3. The limit of $$b_n$$ as $$n \to \infty$$ must be zero:
$$\lim_{n \to \infty} b_n = \lim_{n \to \infty} \frac{1}{\ln (n+1)}$$
As $$n \to \infty$$, $$\ln(n+1) \to \infty$$, so $$\frac{1}{\ln(n+1)} \to 0$$.
All three conditions of the Alternating Series Test are satisfied. Therefore, the series converges when $$x = -1$$.

**step5** Checking the Right Endpoint: $$x = 1$$

Next, we substitute $$x = 1$$ into the original series:
$$\sum_{n=1}^{+\infty} \frac{1^{n}}{\ln (n+1)} = \sum_{n=1}^{+\infty} \frac{1}{\ln (n+1)}$$
To determine the convergence of this series, we can compare it to a known series. The harmonic series $$\sum_{n=1}^{+\infty} \frac{1}{n}$$ is a well-known divergent series.
Let's compare the terms $$\frac{1}{\ln(n+1)}$$ with $$\frac{1}{n}$$.
Consider the inequality between $$n$$ and $$\ln(n+1)$$. For $$n \ge 1$$, we know that $$n > \ln(n+1)$$. (For instance, let $$f(x) = x - \ln(x+1)$$. Then $$f(0)=0$$ and $$f'(x) = 1 - \frac{1}{x+1} = \frac{x}{x+1}$$. For $$x>0$$, $$f'(x)>0$$, so $$f(x)$$ is increasing. Thus, $$f(x) > 0$$ for $$x>0$$, meaning $$x > \ln(x+1)$$. This applies to integer $$n \ge 1$$).
Since $$n > \ln(n+1)$$, taking the reciprocal of both sides (and reversing the inequality sign because both are positive):
$$\frac{1}{n} < \frac{1}{\ln(n+1)}$$
Now, we apply the Direct Comparison Test. We have a series $$\sum_{n=1}^{+\infty} \frac{1}{\ln(n+1)}$$ whose terms are greater than the terms of the divergent harmonic series $$\sum_{n=1}^{+\infty} \frac{1}{n}$$.
Because the terms of our series are larger than the terms of a divergent series (for all $$n \ge 1$$), the series $$\sum_{n=1}^{+\infty} \frac{1}{\ln (n+1)}$$ also diverges.
Therefore, the series diverges when $$x = 1$$.

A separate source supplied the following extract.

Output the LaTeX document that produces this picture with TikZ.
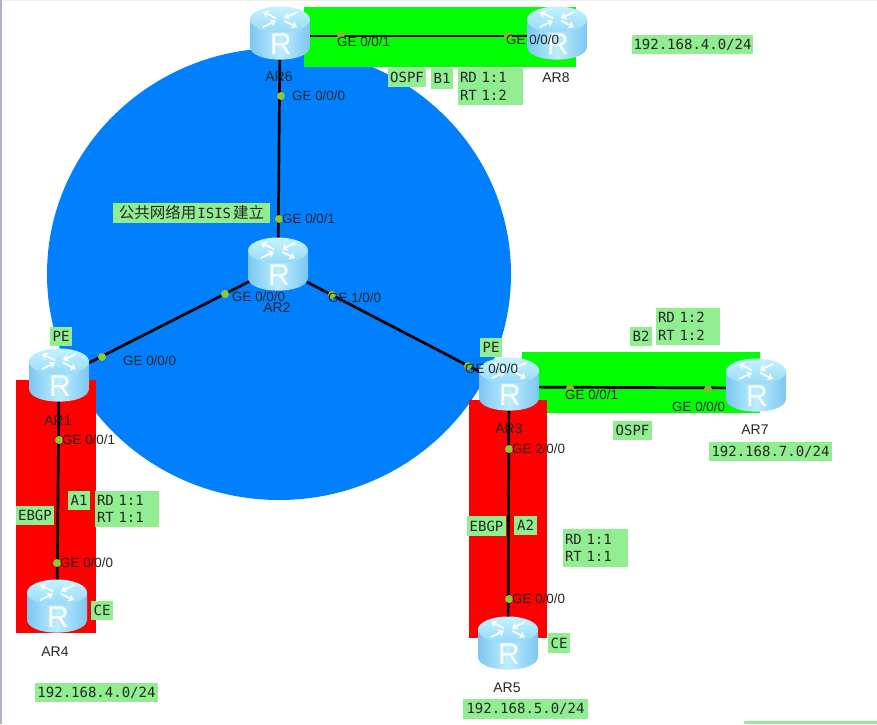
\documentclass[tikz,border=0pt]{standalone}
\usepackage{fontspec}
\setmainfont{Liberation Sans}
\setmonofont{DejaVu Sans Mono}
\newfontfamily\cjkfont{Noto Sans CJK SC}
\usetikzlibrary{arrows.meta}
\definecolor{lblgreen}{HTML}{90EE90}
\definecolor{portdot}{HTML}{8CCB2E}
\definecolor{portdim}{HTML}{80BE30}
\definecolor{netblue}{HTML}{0080FF}
\definecolor{vpnred}{HTML}{FF0000}
\definecolor{vpngreen}{HTML}{00FF00}
\definecolor{bodyedge}{HTML}{7CC6F2}
\definecolor{bodymid}{HTML}{BCEEFF}
\definecolor{toplight}{HTML}{C4F2FF}
\definecolor{topdark}{HTML}{96DAF8}
\tikzset{
  lbl/.style={fill=lblgreen,inner sep=0pt,align=left,font=\ttfamily\fontsize{14}{17.5}\selectfont,text=black!85},
  ge/.style={anchor=west,inner sep=0pt,font=\fontsize{13.4}{13.4}\selectfont,text=black!85},
  arname/.style={inner sep=0pt,font=\fontsize{14}{14}\selectfont,text=black!85},
  link/.style={draw=black,line width=2.7pt},
  portmark/.style={circle,fill=portdot,inner sep=0pt,minimum size=8pt},
  routernode/.style={inner sep=0pt,minimum width=60pt,minimum height=52pt},
  flowarrow/.style={draw=white,line width=1.8pt,-{Stealth[length=5.5pt,width=8pt]}},
  routericon/.pic={
    \begin{scope}[yshift=3pt]
    \path[left color=bodyedge,right color=bodyedge,middle color=bodymid]
      (-30,-13.5) -- (30,-13.5) -- (30,13.5) .. controls (30,31) and (-30,31) .. (-30,13.5) -- cycle;
    \path[top color=toplight,bottom color=topdark]
      (0,-13.5) ellipse [x radius=30,y radius=13];
    \begin{scope}[shift={(0,-13.5)},yscale=.42]
      \draw[flowarrow] (-4,-3) -- (-17,-18);
      \draw[flowarrow] (17,-18) -- (4,-3);
      \draw[flowarrow] (4,3) -- (17,18);
      \draw[flowarrow] (-17,18) -- (-4,3);
    \end{scope}
    \node[inner sep=0pt,text=white,font=\fontsize{30}{30}\selectfont] at (1,11) {R};
    \end{scope}
  }
}
\newcommand{\lblbox}[6]{\node[lbl,minimum width={#4-#2},minimum height={#5-#3}] (#1) at ({(#2+#4)/2},{(#3+#5)/2}) {#6};}
\newcommand{\rdbox}[6]{\node[lbl,text width={#4-#2-4},inner xsep=2pt,minimum height={#5-#3}] (#1) at ({(#2+#4)/2},{(#3+#5)/2}) {#6};}
\newcommand{\gelbl}[4]{\node[ge] (#1) at (#2,#3) {#4};}
\begin{document}
\begin{tikzpicture}[x=1pt,y=-1pt]
\useasboundingbox (0,0) rectangle (877,724);
\fill[white] (0,0) rectangle (877,724);
\fill[black!6] (0,0) rectangle (877,1);
\fill[blue!20!gray!50] (0,0) rectangle (2,724);
\fill[lblgreen] (744,721) rectangle (877,724);
% areas
\fill[netblue] (279,274) ellipse [x radius=232,y radius=226];
\fill[vpngreen] (304,7) rectangle (576,67);
\fill[vpngreen] (522,352) rectangle (760,413);
\fill[vpnred] (16,380) rectangle (96,633);
\fill[vpnred] (469,400) rectangle (547,638);
% router nodes
\node[routernode] (ar6) at (280,36) {};
\node[routernode] (ar8) at (557,36) {};
\node[routernode] (ar2) at (278,267) {};
\node[routernode] (ar1) at (59,378) {};
\node[routernode] (ar3) at (509,387) {};
\node[routernode] (ar7) at (756,388) {};
\node[routernode] (ar4) at (57,609) {};
\node[routernode] (ar5) at (508,646) {};
% links
\draw[link] (ar6.center) -- (ar8.center);
\draw[link] (ar6.center) -- (ar2.center);
\draw[link] (ar1.center) -- (ar2.center);
\draw[link] (ar2.center) -- (ar3.center);
\draw[link] (ar3.center) -- (ar7.center);
\draw[link] (ar1.center) -- (ar4.center);
\draw[link] (ar3.center) -- (ar5.center);
% port marks
\node[portmark,fill=portdim] (p1) at (341,35) {};
\node[portmark,fill=portdim] (p2) at (508,36) {};
\node[portmark] (p3) at (281,96) {};
\node[portmark] (p4) at (279,219) {};
\node[portmark] (p5) at (225,294) {};
\node[portmark] (p6) at (332,295) {};
\node[portmark] (p7) at (102,357) {};
\node[portmark,fill=portdim] (p8) at (468,366) {};
\node[portmark,fill=portdim] (p9) at (570,388) {};
\node[portmark,fill=portdim] (p10) at (708,389) {};
\node[portmark] (p11) at (59,440) {};
\node[portmark] (p12) at (509,449) {};
\node[portmark] (p13) at (57,563) {};
\node[portmark] (p14) at (509,599) {};
% routers
\foreach \r in {ar6,ar8,ar2,ar1,ar3,ar7,ar4,ar5} {\pic at (\r.center) {routericon};}
% labels
\lblbox{l1}{388}{68}{426}{87}{OSPF}
\lblbox{l2}{431}{68}{453}{89}{B1}
\rdbox{l3}{458}{68}{523}{105}{RD 1:1\\RT 1:2}
\lblbox{l4}{632}{35}{753}{54}{192.168.4.0/24}
\lblbox{l5}{50}{327}{72}{346}{PE}
\lblbox{l6}{480}{338}{502}{357}{PE}
\lblbox{l7}{630}{327}{652}{346}{B2}
\rdbox{l8}{656}{308}{720}{345}{RD 1:2\\RT 1:2}
\lblbox{l9}{613}{421}{652}{440}{OSPF}
\lblbox{l10}{709}{442}{832}{461}{192.168.7.0/24}
\lblbox{l11}{68}{491}{90}{510}{A1}
\rdbox{l12}{95}{491}{159}{527}{RD 1:1\\RT 1:1}
\lblbox{l13}{16}{506}{54}{525}{EBGP}
\lblbox{l14}{91}{601}{113}{620}{CE}
\lblbox{l15}{35}{683}{158}{702}{192.168.4.0/24}
\lblbox{l16}{467}{516}{506}{536}{EBGP}
\lblbox{l17}{514}{516}{537}{535}{A2}
\rdbox{l18}{563}{529}{628}{567}{RD 1:1\\RT 1:1}
\lblbox{l19}{548}{633}{570}{653}{CE}
\lblbox{l20}{463}{699}{588}{719}{192.168.5.0/24}
\lblbox{l21}{113}{203}{270}{223}{{\cjkfont\fontsize{15.5}{15.5}\selectfont 公共网络用}\hspace{1pt}ISIS\hspace{2pt}{\cjkfont\fontsize{15.5}{15.5}\selectfont 建立}}
% interface labels
\gelbl{g1}{337}{42}{GE 0/0/1}
\gelbl{g2}{506}{40}{GE 0/0/0}
\gelbl{g3}{292}{96}{GE 0/0/0}
\gelbl{g4}{282}{219}{GE 0/0/1}
\gelbl{g5}{232}{297}{GE 0/0/0}
\gelbl{g6}{328}{298}{GE 1/0/0}
\gelbl{g7}{123}{361}{GE 0/0/0}
\gelbl{g8}{465}{369}{GE 0/0/0}
\gelbl{g9}{565}{395}{GE 0/0/1}
\gelbl{g10}{672}{407}{GE 0/0/0}
\gelbl{g11}{62}{440}{GE 0/0/1}
\gelbl{g12}{512}{449}{GE 2/0/0}
\gelbl{g13}{60}{563}{GE 0/0/0}
\gelbl{g14}{512}{599}{GE 0/0/0}
% router names
\node[arname] (n6) at (279,77) {AR6};
\node[arname] (n8) at (556,78) {AR8};
\node[arname] (n2) at (277,308) {AR2};
\node[arname] (n1) at (58,421) {AR1};
\node[arname] (n3) at (509,429) {AR3};
\node[arname] (n7) at (755,430) {AR7};
\node[arname] (n4) at (55,652) {AR4};
\node[arname] (n5) at (507,688) {AR5};
\end{tikzpicture}
\end{document}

**step6** Determining the Interval of Convergence

By combining the results from the Ratio Test and the endpoint checks, we can state the interval of convergence:
1. The series converges for $$-1 < x < 1$$.
2. The series converges at the left endpoint $$x = -1$$.
3. The series diverges at the right endpoint $$x = 1$$.
Therefore, the interval of convergence for the given power series is $$[-1, 1)$$. This means the series converges for all values of $$x$$ from -1 up to, but not including, 1.